Khalaf concluded that the
report recognizes that only a ruling by an international tribunal would lend
its conclusion that Israel is an apartheid State greater authority. It
recommends the revival of the United Nations Centre against Apartheid and the
Special Committee against Apartheid, the work of both of which came to an end
by 1994, when the world believed that it had rid itself of apartheid with its
demise in South Africa. It also calls on States, Governments and institutions
to support boycott, divestment and sanctions initiatives and other activities
aimed at ending the Israeli regime of apartheid.
The report was prepared,
at the request of ESCWA, by two specialists renowned for their expertise in the
field: Richard Falk, a former United Nations special rapporteur on the
situation of human rights in the Palestinian territories occupied since 1967
and professor emeritus of international law at Princeton University; and
Virginia Tilley, a researcher and professor of political science at Southern
Illinois University with a wealth of experience in Israeli policy analysis.
Two former special
rapporteurs on the situation of human rights in the occupied Palestinian territory,
Falk and his predecessor, John Dugard, raised in their reports the issue of
whether Israel has actually become an apartheid State and recommended that it
be examined more closely. About two years ago, member States requested that the
ESCWA secretariat prepare a study on the matter. At the Commission’s
twenty-ninth session, held in Doha, Qatar in December 2016, member States
adopted a resolution stressing the need to complete the study and disseminate
it widely.
The report concludes, on
the basis of scholarly enquiry and overwhelming evidence, that Israel has
imposed a regime of apartheid on the Palestinian people as a whole, wherever
they may be. A regime that affects Palestinians in Israel itself, in the
territory occupied in 1967 and in the diaspora.
During the press
conference, Khalaf gave the floor to Falk and Tilley who participated by video
conference.
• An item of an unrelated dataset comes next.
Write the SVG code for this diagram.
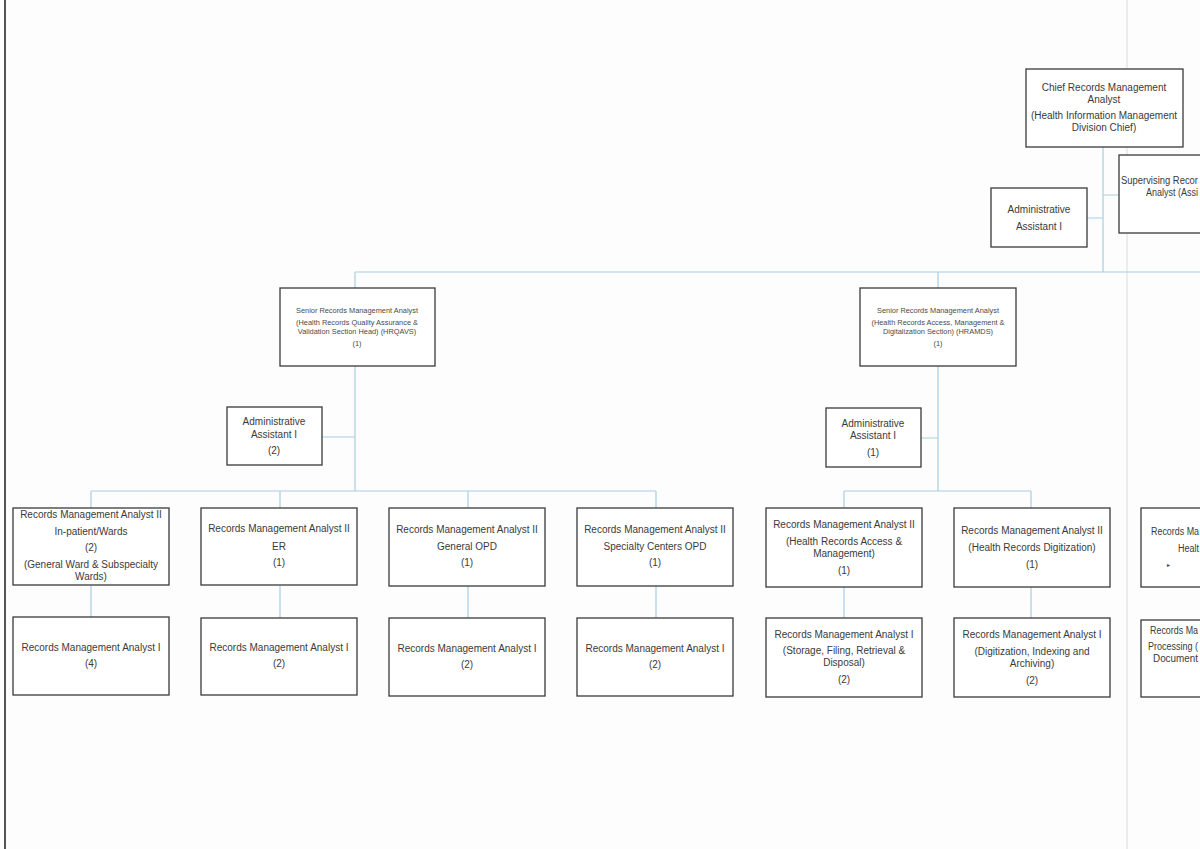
<svg xmlns="http://www.w3.org/2000/svg" width="1200" height="849" viewBox="0 0 1200 849">
<style>
.bx{fill:#fff;stroke:#3a3a3a;stroke-width:1.3}
.t{font-family:"Liberation Sans",Arial,sans-serif;font-size:10px;fill:#3a3a3a;text-anchor:middle}
.s{font-family:"Liberation Sans",Arial,sans-serif;font-size:7.4px;fill:#4a4a4a;text-anchor:middle}
.l{font-family:"Liberation Sans",Arial,sans-serif;font-size:10px;fill:#3a3a3a}
.c{fill:none;stroke:#a9cfe3;stroke-width:1.2}
</style>
<rect x="0" y="0" width="1200" height="849" fill="#fdfdfd"/>
<line x1="5" y1="0" x2="5" y2="849" stroke="#555" stroke-width="2"/>
<line x1="1127" y1="0" x2="1127" y2="849" stroke="#dcdcdc" stroke-width="1"/>
<g id="connectors">
<path class="c" d="M1103 147V272M1087 218H1103M1103 195H1119"/>
<path class="c" d="M355 272H1200M355 272V288M938 272V288"/>
<path class="c" d="M355 366V491M322 437H355M938 366V491M921 438H938"/>
<path class="c" d="M91 491H656M91 491V508M280 491V508M468 491V508M656 491V508"/>
<path class="c" d="M844 491H1031M844 491V508M1031 491V508"/>
<path class="c" d="M91 586V618M280 586V618M468 586V618M656 586V618M844 587V618M1031 587V620"/>
</g>
<g id="chief">
<rect class="bx" x="1026" y="69" width="157" height="78"/>
<text class="t" x="1104" y="91">Chief Records Management</text>
<text class="t" x="1104" y="103">Analyst</text>
<text class="t" x="1104" y="119">(Health Information Management</text>
<text class="t" x="1104" y="131">Division Chief)</text>
</g>
<g id="admin-top">
<rect class="bx" x="991" y="188" width="96" height="59"/>
<text class="t" x="1039" y="213">Administrative</text>
<text class="t" x="1039" y="230">Assistant I</text>
</g>
<g id="supervising">
<rect class="bx" x="1119" y="155" width="100" height="78"/>
<text class="l" x="1121" y="184" textLength="77" lengthAdjust="spacingAndGlyphs">Supervising Recor</text>
<text class="l" x="1146" y="196" textLength="52" lengthAdjust="spacingAndGlyphs">Analyst (Assi</text>
</g>
<g id="senior1">
<rect class="bx" x="280" y="288" width="155" height="78"/>
<text class="s" x="357" y="313">Senior Records Management Analyst</text>
<text class="s" x="357" y="325">(Health Records Quality Assurance &amp;</text>
<text class="s" x="357" y="334">Validation Section Head) (HRQAVS)</text>
<text class="s" x="357" y="346">(1)</text>
</g>
<g id="senior2">
<rect class="bx" x="860" y="288" width="156" height="78"/>
<text class="s" x="938" y="313">Senior Records Management Analyst</text>
<text class="s" x="938" y="325">(Health Records Access, Management &amp;</text>
<text class="s" x="938" y="334">Digitalization Section) (HRAMDS)</text>
<text class="s" x="938" y="346">(1)</text>
</g>
<g id="admin1">
<rect class="bx" x="227" y="407" width="95" height="58"/>
<text class="t" x="274" y="425">Administrative</text>
<text class="t" x="274" y="438">Assistant I</text>
<text class="t" x="274" y="454">(2)</text>
</g>
<g id="admin2">
<rect class="bx" x="826" y="408" width="95" height="59"/>
<text class="t" x="873" y="427">Administrative</text>
<text class="t" x="873" y="439">Assistant I</text>
<text class="t" x="873" y="456">(1)</text>
</g>
<g id="rma2-inpatient">
<rect class="bx" x="13" y="508" width="156" height="77"/>
<text class="t" x="91" y="518">Records Management Analyst II</text>
<text class="t" x="91" y="535">In-patient/Wards</text>
<text class="t" x="91" y="551">(2)</text>
<text class="t" x="91" y="568">(General Ward &amp; Subspecialty</text>
<text class="t" x="91" y="580">Wards)</text>
</g>
<g id="rma2-er">
<rect class="bx" x="201" y="508" width="156" height="77"/>
<text class="t" x="279" y="532">Records Management Analyst II</text>
<text class="t" x="279" y="550">ER</text>
<text class="t" x="279" y="566">(1)</text>
</g>
<g id="rma2-gopd">
<rect class="bx" x="389" y="508" width="156" height="78"/>
<text class="t" x="467" y="533">Records Management Analyst II</text>
<text class="t" x="467" y="550">General OPD</text>
<text class="t" x="467" y="566">(1)</text>
</g>
<g id="rma2-sopd">
<rect class="bx" x="577" y="508" width="156" height="78"/>
<text class="t" x="655" y="533">Records Management Analyst II</text>
<text class="t" x="655" y="550">Specialty Centers OPD</text>
<text class="t" x="655" y="566">(1)</text>
</g>
<g id="rma2-access">
<rect class="bx" x="766" y="508" width="156" height="79"/>
<text class="t" x="844" y="528">Records Management Analyst II</text>
<text class="t" x="844" y="545">(Health Records Access &amp;</text>
<text class="t" x="844" y="557">Management)</text>
<text class="t" x="844" y="574">(1)</text>
</g>
<g id="rma2-digit">
<rect class="bx" x="954" y="508" width="156" height="79"/>
<text class="t" x="1032" y="534">Records Management Analyst II</text>
<text class="t" x="1032" y="551">(Health Records Digitization)</text>
<text class="t" x="1032" y="568">(1)</text>
</g>
<g id="rma2-right">
<rect class="bx" x="1141" y="508" width="100" height="79"/>
<text class="l" x="1151" y="535" textLength="48" lengthAdjust="spacingAndGlyphs">Records Ma</text>
<text class="l" x="1178" y="552" textLength="21" lengthAdjust="spacingAndGlyphs">Healt</text>
<text class="l" x="1167" y="567" style="font-size:6px">▸</text>
</g>
<g id="rma1-inpatient">
<rect class="bx" x="13" y="617" width="156" height="78"/>
<text class="t" x="91" y="651">Records Management Analyst I</text>
<text class="t" x="91" y="667">(4)</text>
</g>
<g id="rma1-er">
<rect class="bx" x="201" y="618" width="156" height="77"/>
<text class="t" x="279" y="651">Records Management Analyst I</text>
<text class="t" x="279" y="667">(2)</text>
</g>
<g id="rma1-gopd">
<rect class="bx" x="389" y="618" width="156" height="78"/>
<text class="t" x="467" y="652">Records Management Analyst I</text>
<text class="t" x="467" y="668">(2)</text>
</g>
<g id="rma1-sopd">
<rect class="bx" x="577" y="618" width="156" height="78"/>
<text class="t" x="655" y="652">Records Management Analyst I</text>
<text class="t" x="655" y="668">(2)</text>
</g>
<g id="rma1-storage">
<rect class="bx" x="766" y="618" width="156" height="79"/>
<text class="t" x="844" y="638">Records Management Analyst I</text>
<text class="t" x="844" y="654">(Storage, Filing, Retrieval &amp;</text>
<text class="t" x="844" y="666">Disposal)</text>
<text class="t" x="844" y="683">(2)</text>
</g>
<g id="rma1-digit">
<rect class="bx" x="954" y="618" width="156" height="79"/>
<text class="t" x="1032" y="638">Records Management Analyst I</text>
<text class="t" x="1032" y="655">(Digitization, Indexing and</text>
<text class="t" x="1032" y="667">Archiving)</text>
<text class="t" x="1032" y="684">(2)</text>
</g>
<g id="rma1-right">
<rect class="bx" x="1141" y="620" width="100" height="77"/>
<text class="l" x="1150" y="634" textLength="48" lengthAdjust="spacingAndGlyphs">Records Ma</text>
<text class="l" x="1148" y="650" textLength="50" lengthAdjust="spacingAndGlyphs">Processing (</text>
<text class="l" x="1153" y="662" textLength="45" lengthAdjust="spacingAndGlyphs">Document</text>
</g>
</svg>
Falk said that this study concludes with clarity and conviction
that Israel is guilty of the international crime of apartheid as a result of
the manner in which exerts control over the Palestinian people in their varying
circumstances. It reached this important conclusion by treating contentions of
Israeli responsibility for the crime of apartheid by rigorously applying the
definition of apartheid under international law.
Falk added that the study
calls, above all, on the various bodies of the United Nations to consider the
analysis and conclusions of this study, and on that basis endorse the central
finding of apartheid, and further explore what practical measures might be
taken to uphold the purpose of the Convention on the Suppression and Punishment
of the Crime of Apartheid. It should also be appreciated that apartheid is a
crime of the greatest magnitude, treated by customary international law as
peremptory norm, that is a legal standard that is unconditionally valid,
applies universally, and cannot be disavowed by governments or international
institutions.
For her part, Dr Tilley
noted that it has become entirely clear that “we are no longer talking about
risk of apartheid but practice of apartheid. There is an urgency for a response
as Palestinians are currently suffering from this regime. There are many references
to apartheid in polemics on the Israel-Palestine conflict.” She added that
reference for a finding of apartheid in Israel-Palestine is not South Africa
but International Law. She concluded that the key finding is that Israel has
designed its apartheid regime around a strategic fragmentation of the
Palestinian people geographically and legally.